I'll add that this could be completely above the board. (Though it might not be.) If it's really bothering you that much, ask him straight up. If you need a way to ease into the question frame it around needing to find someone that you can work with long term.
posted by Ookseer at 10:30 PM on December 27, 2011


The thing worth noting is that the wear and tear on the equipment (assuming you know what you're doing) is pretty negligible, hence a lot of shops not really caring about this sort of thing. If you come back and say, "OK, I need two hundred just like this prototype." then you're probably going to be told to talk to the boss because now it's real work and not just some noodling around job your contact can do next time there's a mill free.
posted by Kid Charlemagne at 10:40 PM on December 27, 2011 [1 favorite]
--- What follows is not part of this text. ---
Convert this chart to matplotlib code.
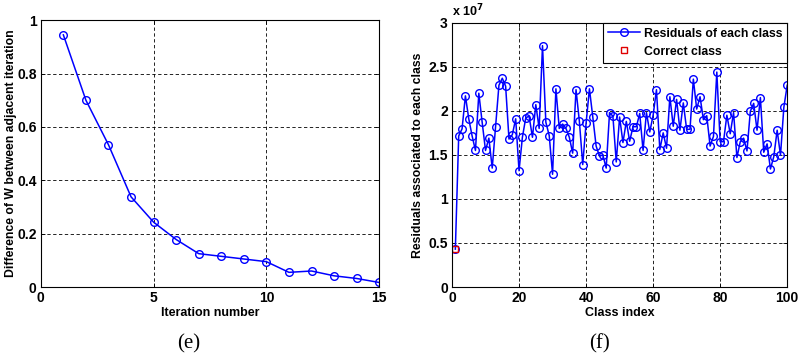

Another vote for it being an informal benefit that he can do this after hours at his work. I've known machine shops that let their employees borrow equipment for weekend work.
posted by arcticseal at 12:32 AM on December 28, 2011


I know people in the trades who do this kind of thing after hours with the complete blessing of their employers. I don't think it is unusual at all.
posted by imjustsaying at 2:44 AM on December 28, 2011


Not just a benefit to employees, to some employers it is a good thing to have their guys honing their skills on their own time, and getting some practise with personal projects that are a little outside the box of their day to day work. It's a cheap way to upskill your workers. Everyone benefits.